Imagine a vehicle with an ACV of $15,000, a policy deductible of $500, and an estimated salvage value of $3,000. If the owner keeps the car, the formula calculates the final insurance payout as $15,000 minus $500 minus $3,000, resulting in a payment of $11,500. This reduced payment must cover any remaining loan balance and the entire cost of repairs, making the option most feasible for owners who can perform repairs cheaply or intend to use the vehicle for parts.
The primary financial consideration is whether the reduced cash payout, combined with the owner’s out-of-pocket repair expenses, is less than the vehicle’s restored value. Since the insurer has already determined the repair costs exceed the total loss threshold, the owner is effectively taking on a project where the cost to repair may quickly surpass the amount of the reduced settlement. This equation rarely favors a simple, full-cost repair by a professional shop.
Navigating the Salvage Title and Repair Process
Opting for owner retention means the vehicle’s original, clean title must be surrendered to the state authority, and a new “Salvage Title” is issued in its place. A vehicle with a salvage title is legally unfit for operation on public roads and generally cannot be registered or insured beyond storage coverage. The only way to return the car to roadworthy status is to complete all necessary repairs and successfully transition the title from salvage to “rebuilt” status.
The repair phase requires meticulous record-keeping, as state motor vehicle departments demand comprehensive proof of the restoration work. Owners must retain detailed receipts for all replacement parts, including a record of the seller and, in some cases, the Vehicle Identification Number (VIN) of the donor vehicle for major components. This documentation is a measure to deter the use of stolen parts and ensure the legitimacy of the repair process.
Once repairs are complete, the vehicle must undergo a mandatory state-level inspection, often referred to as a “rebuilt” or “reconstructed” inspection. This inspection is not a standard safety check but rather a specialized process focused on verifying the identity of the vehicle, checking the documentation, and confirming that the repairs used legitimate parts. The inspector verifies that the VINs match the submitted paperwork and the vehicle’s structural integrity appears to be restored.
Upon passing this rigorous inspection, the state will issue a new title branded as “Rebuilt” or “Reconstructed,” which legally permits the vehicle to be registered and driven again. State laws vary considerably regarding the rigor and cost of this inspection, but the requirement for a physical review of the vehicle and its repair receipts is a near-universal step. Until this rebuilt status is granted, the vehicle remains a non-operable asset.
Insuring and Registering a Repaired Vehicle
The rebuilt title status, while allowing for legal registration and operation, presents unique challenges when seeking auto insurance coverage. Liability insurance, which is mandatory for registration in nearly all states, is generally obtainable from most providers for a rebuilt title vehicle. However, securing physical damage coverage, specifically comprehensive and collision insurance, is significantly more difficult because of the vehicle’s history of severe damage.

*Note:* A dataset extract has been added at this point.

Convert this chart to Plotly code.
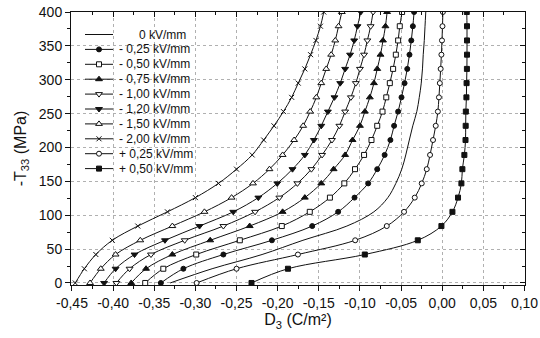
import plotly.graph_objects as go

# ---------------- data ----------------
STRESS = [0, 21, 42, 63, 84, 105, 126, 147, 168, 189, 211, 232, 253, 274, 295, 316, 337, 358, 379, 400]

D_0 = [-0.3307, -0.2797, -0.2190, -0.1693, -0.1159, -0.0831, -0.0661, -0.0564, -0.0492, -0.0443,
       -0.0400, -0.0358, -0.0309, -0.0279, -0.0255, -0.0240, -0.0231, -0.0218, -0.0209, -0.0200]
D_M025 = [-0.342, -0.3146, -0.266, -0.207, -0.158, -0.1265, -0.1066, -0.090, -0.079, -0.070,
          -0.063, -0.0585, -0.0536, -0.0495, -0.0458, -0.0425, -0.0398, -0.0376, -0.0357, -0.0342]
D_M050 = [-0.361, -0.339, -0.299, -0.246, -0.195, -0.161, -0.1365, -0.119, -0.106, -0.095,
          -0.086, -0.079, -0.0726, -0.068, -0.0637, -0.0597, -0.0564, -0.0536, -0.0516, -0.0488]
D_M075 = [-0.378, -0.360, -0.328, -0.282, -0.234, -0.194, -0.167, -0.147, -0.132, -0.118,
          -0.109, -0.100, -0.094, -0.088, -0.083, -0.079, -0.075, -0.072, -0.069, -0.067]
D_M100 = [-0.396, -0.380, -0.354, -0.313, -0.266, -0.2275, -0.198, -0.176, -0.159, -0.146,
          -0.134, -0.125, -0.118, -0.111, -0.105, -0.100, -0.095, -0.091, -0.087, -0.084]
D_M120 = [-0.411, -0.397, -0.374, -0.337, -0.295, -0.254, -0.2235, -0.2005, -0.182, -0.167,
          -0.156, -0.147, -0.139, -0.131, -0.124, -0.118, -0.112, -0.107, -0.103, -0.099]
D_M150 = [-0.428, -0.415, -0.397, -0.367, -0.328, -0.289, -0.256, -0.230, -0.210, -0.194,
          -0.180, -0.169, -0.1605, -0.153, -0.147, -0.141, -0.135, -0.130, -0.126, -0.122]
D_M200 = [-0.446, -0.435, -0.421, -0.401, -0.370, -0.334, -0.300, -0.272, -0.250, -0.231,
          -0.217, -0.2045, -0.193, -0.183, -0.175, -0.167, -0.160, -0.1535, -0.148, -0.144]
D_P025 = [-0.2985, -0.250, -0.1754, -0.1058, -0.0674, -0.0464, -0.0334, -0.0249, -0.0188, -0.0148,
          -0.0112, -0.0079, -0.0053, -0.0040, -0.0029, -0.0019, -0.0010, -0.0003, 0.0003, 0.0008]
D_P050 = [-0.2318, -0.1875, -0.0941, -0.0297, -0.0010, 0.0124, 0.0192, 0.0233, 0.0245, 0.0269,
          0.0283, 0.0285, 0.0287, 0.0294, 0.0296, 0.0300, 0.0301, 0.0301, 0.0301, 0.0298]

SERIES_NAMES = ["0 kV/mm", "- 0,25 kV/mm", "- 0,50 kV/mm", "- 0,75 kV/mm", "- 1,00 kV/mm",
                "- 1,20 kV/mm", "- 1,50 kV/mm", "- 2,00 kV/mm", "+ 0,25 kV/mm", "+ 0,50 kV/mm"]
SERIES_VALUES = [D_0, D_M025, D_M050, D_M075, D_M100, D_M120, D_M150, D_M200, D_P025, D_P050]

X_TICKS = [-0.45, -0.40, -0.35, -0.30, -0.25, -0.20, -0.15, -0.10, -0.05, 0.00, 0.05, 0.10]
X_TICK_LABELS = ["-0,45", "-0,40", "-0,35", "-0,30", "-0,25", "-0,20", "-0,15", "-0,10",
                 "-0,05", "0,00", "0,05", "0,10"]
Y_TICKS = [0, 50, 100, 150, 200, 250, 300, 350, 400]
Y_TICK_LABELS = ["0", "50", "100", "150", "200", "250", "300", "350", "400"]

# ---------------- styles ----------------
FONT = "Liberation Sans, Arial, sans-serif"
BLACK = "#111111"
# (symbol, fill, size) per series; None = no markers
STYLES = [
    None,
    ("circle", BLACK, 5),
    ("square", "white", 5),
    ("triangle-up", BLACK, 6),
    ("triangle-down", "white", 6),
    ("triangle-down", BLACK, 6),
    ("triangle-up", "white", 6),
    ("x-thin", BLACK, 5),
    ("circle", "white", 5),
    ("square", BLACK, 5),
]

XR = [-0.4512, 0.1006]
YR = [-3, 400]
ML, MR, MT, MB = 71, 15, 12, 53
W, H = 540, 338

fig = go.Figure()

for name, vals, st in zip(SERIES_NAMES, SERIES_VALUES, STYLES):
    if st is None:
        fig.add_trace(go.Scatter(x=vals, y=STRESS, mode="lines", name=name,
                                 line=dict(color=BLACK, width=1, shape="spline"),
                                 showlegend=False))
    else:
        sym, fill, size = st
        fig.add_trace(go.Scatter(
            x=vals, y=STRESS, mode="lines+markers", name=name,
            line=dict(color=BLACK, width=1, shape="spline"),
            marker=dict(symbol=sym, size=size, color=fill,
                        line=dict(color=BLACK, width=1)),
            showlegend=False))

# ---------- hand-built legend (compact rows like the original) ----------
# helper axes map 1:1 to page pixels
LEG_TOP, LEG_STEP = 34.5, 14.9
LX0, LXM, LX1, LTX = 85, 99, 113, 117
for i, (name, st) in enumerate(zip(SERIES_NAMES, STYLES)):
    yy = LEG_TOP + LEG_STEP * i
    if st is None:
        fig.add_trace(go.Scatter(x=[LX0, LX1], y=[yy, yy], mode="lines",
                                 line=dict(color=BLACK, width=1),
                                 xaxis="x3", yaxis="y3", showlegend=False, hoverinfo="skip"))
        label = "\u00a0" * 6 + name
    else:
        sym, fill, size = st
        fig.add_trace(go.Scatter(x=[LX0, LXM, LX1], y=[yy, yy, yy], mode="lines+markers",
                                 line=dict(color=BLACK, width=1),
                                 marker=dict(symbol=sym, size=size, color=fill,
                                             opacity=[0, 1, 0],
                                             line=dict(color=BLACK, width=1)),
                                 xaxis="x3", yaxis="y3", showlegend=False, hoverinfo="skip"))
        label = name
    fig.add_annotation(x=LTX, y=yy, xref="x3", yref="y3", text=label, showarrow=False,
                       xanchor="left", yanchor="middle",
                       font=dict(family=FONT, size=12, color=BLACK))

# empty trace to activate mirrored tick axes
fig.add_trace(go.Scatter(x=[], y=[], xaxis="x2", yaxis="y2", showlegend=False))

grid = dict(showgrid=True, gridcolor="#b0b0b0", griddash="dot", gridwidth=1)

fig.update_layout(
    width=W, height=H,
    margin=dict(l=ML, r=MR, t=MT, b=MB, autoexpand=False),
    paper_bgcolor="white", plot_bgcolor="white",
    font=dict(family=FONT, size=14, color=BLACK),
    showlegend=False,
    xaxis=dict(range=XR, tickvals=X_TICKS, ticktext=X_TICK_LABELS, automargin=False,
               ticks="outside", ticklen=5, tickwidth=1, tickcolor=BLACK,
               minor=dict(tickvals=[v + 0.025 for v in X_TICKS[:-1]], ticks="outside",
                          ticklen=3, tickcolor=BLACK, showgrid=False),
               showline=True, linecolor=BLACK, linewidth=1, mirror=True,
               zeroline=False, tickfont=dict(size=14),
               title=dict(text="D<sub>3</sub> (C/m²)", font=dict(size=16), standoff=4),
               **grid),
    yaxis=dict(range=YR, tickvals=Y_TICKS, ticktext=Y_TICK_LABELS, automargin=False,
               ticks="outside", ticklen=5, tickwidth=1, tickcolor=BLACK,
               minor=dict(tickvals=[v + 25 for v in Y_TICKS[:-1]], ticks="outside",
                          ticklen=3, tickcolor=BLACK, showgrid=False),
               showline=True, linecolor=BLACK, linewidth=1, mirror=True,
               zeroline=False, tickfont=dict(size=14),
               title=dict(text="-T<sub>33</sub> (MPa)", font=dict(size=16), standoff=8),
               **grid),
    xaxis2=dict(overlaying="x", side="top", anchor="y", range=XR, automargin=False,
                tickvals=X_TICKS, ticks="inside", ticklen=5, tickcolor=BLACK,
                minor=dict(tickvals=[v + 0.025 for v in X_TICKS[:-1]], ticks="inside",
                           ticklen=3, tickcolor=BLACK),
                showticklabels=False, showgrid=False, zeroline=False, showline=False),
    yaxis2=dict(overlaying="y", side="right", anchor="x", range=YR, automargin=False,
                tickvals=Y_TICKS, ticks="inside", ticklen=5, tickcolor=BLACK,
                minor=dict(tickvals=[v + 25 for v in Y_TICKS[:-1]], ticks="inside",
                           ticklen=3, tickcolor=BLACK),
                showticklabels=False, showgrid=False, zeroline=False, showline=False),
    xaxis3=dict(overlaying="x", anchor="y3", range=[ML, W - MR], visible=False, automargin=False),
    yaxis3=dict(overlaying="y", anchor="x3", range=[H - MB, MT], visible=False, automargin=False),
)

# remove the browser's default 8px page margin so the figure sits at the window origin
fig.write_html("out.html", config={"displayModeBar": False},
               post_script="document.body.style.margin='0';document.body.style.padding='0';")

Many insurance carriers are hesitant to offer comprehensive and collision coverage for rebuilt vehicles due to the uncertainty surrounding the quality of the repairs and the difficulty in assessing future damage claims. The vehicle is viewed as a higher risk, and if physical damage coverage is available, it often comes with premiums that can be 20% to 40% higher than those for a comparable vehicle with a clean title.

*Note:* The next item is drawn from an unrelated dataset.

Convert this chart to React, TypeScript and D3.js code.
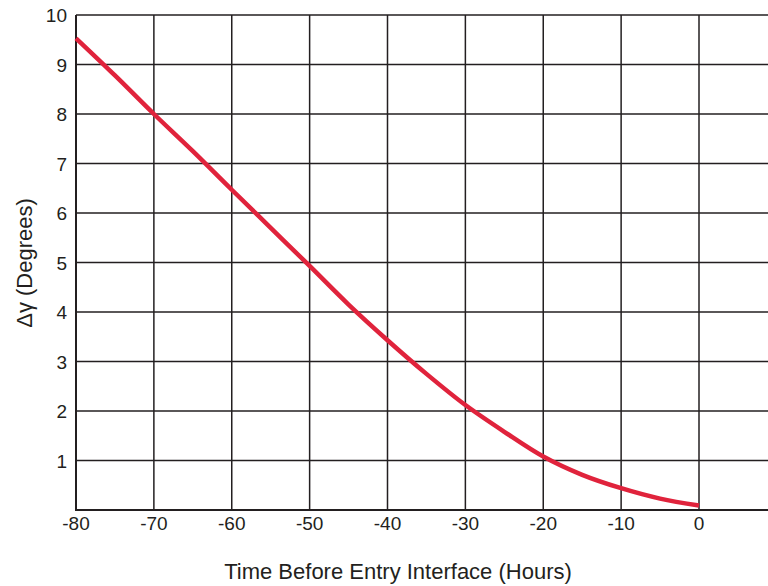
import * as d3 from 'd3'
import React, { useEffect, useRef } from 'react'

const hours = [-80, -75, -70, -65, -60, -55, -50, -45, -40, -35, -30, -25, -20, -15, -10, -5, 0]
const deltaGamma = [9.53, 8.78, 8.0, 7.25, 6.47, 5.7, 4.93, 4.15, 3.43, 2.75, 2.12, 1.58, 1.08, 0.71, 0.44, 0.23, 0.09]
const xTicks = [-80, -70, -60, -50, -40, -30, -20, -10, 0]
const yTicks = [1, 2, 3, 4, 5, 6, 7, 8, 9, 10]

export default function App() {
  const ref = useRef<SVGSVGElement>(null)

  useEffect(() => {
    const svg = d3.select(ref.current)
    svg.selectAll('*').remove()
    const font = 'Liberation Sans, Arial, Helvetica, sans-serif'
    const ink = '#231f20'

    const x = d3.scaleLinear().domain([-80, 0]).range([76, 699])
    const y = d3.scaleLinear().domain([0, 10]).range([510, 15])

    // horizontal grid
    svg
      .append('g')
      .selectAll('line')
      .data(yTicks)
      .join('line')
      .attr('x1', x(-80))
      .attr('x2', 768)
      .attr('y1', d => y(d))
      .attr('y2', d => y(d))
      .attr('stroke', ink)
      .attr('stroke-width', 1.5)

    // vertical grid
    svg
      .append('g')
      .selectAll('line')
      .data(xTicks)
      .join('line')
      .attr('x1', d => x(d))
      .attr('x2', d => x(d))
      .attr('y1', y(10))
      .attr('y2', y(0))
      .attr('stroke', ink)
      .attr('stroke-width', d => (d === -80 ? 2 : 1.5))

    // bottom axis line
    svg
      .append('line')
      .attr('x1', x(-80) - 1)
      .attr('x2', 768)
      .attr('y1', y(0))
      .attr('y2', y(0))
      .attr('stroke', ink)
      .attr('stroke-width', 2)

    // tick labels
    svg
      .append('g')
      .selectAll('text')
      .data(xTicks)
      .join('text')
      .attr('x', d => x(d))
      .attr('y', y(0) + 20)
      .attr('text-anchor', 'middle')
      .attr('font-family', font)
      .attr('font-size', 19)
      .attr('fill', ink)
      .text(d => d)

    svg
      .append('g')
      .selectAll('text')
      .data(yTicks)
      .join('text')
      .attr('x', x(-80) - 9)
      .attr('y', d => y(d) + 7)
      .attr('text-anchor', 'end')
      .attr('font-family', font)
      .attr('font-size', 19)
      .attr('fill', ink)
      .text(d => d)

    // curve
    const line = d3
      .line<number>()
      .x((d, i) => x(hours[i]))
      .y(d => y(d))
      .curve(d3.curveCatmullRom)

    svg
      .append('path')
      .datum(deltaGamma)
      .attr('d', line)
      .attr('fill', 'none')
      .attr('stroke', '#e0233c')
      .attr('stroke-width', 4.5)

    // axis titles
    svg
      .append('text')
      .attr('x', 398)
      .attr('y', 579)
      .attr('text-anchor', 'middle')
      .attr('font-family', font)
      .attr('font-size', 22)
      .attr('fill', ink)
      .text('Time Before Entry Interface (Hours)')

    svg
      .append('text')
      .attr('transform', 'translate(32,263) rotate(-90)')
      .attr('text-anchor', 'middle')
      .attr('font-family', font)
      .attr('font-size', 22)
      .attr('fill', ink)
      .text('Δγ (Degrees)')
  }, [])

  return (
    <svg
      ref={ref}
      width={768}
      height={586}
      style={{ position: 'absolute', left: 0, top: 0, background: '#fff' }}
    />
  )
}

Even when full coverage is secured, the vehicle’s rebuilt status permanently affects its valuation in the event of a future loss. Should the car be totaled a second time, the insurance payout will be based on a diminished Actual Cash Value, as rebuilt title vehicles typically hold a lower market value than those with a clean history. This diminished valuation reflects the long-term financial risk associated with owning a vehicle that has been officially declared a total loss and subsequently repaired.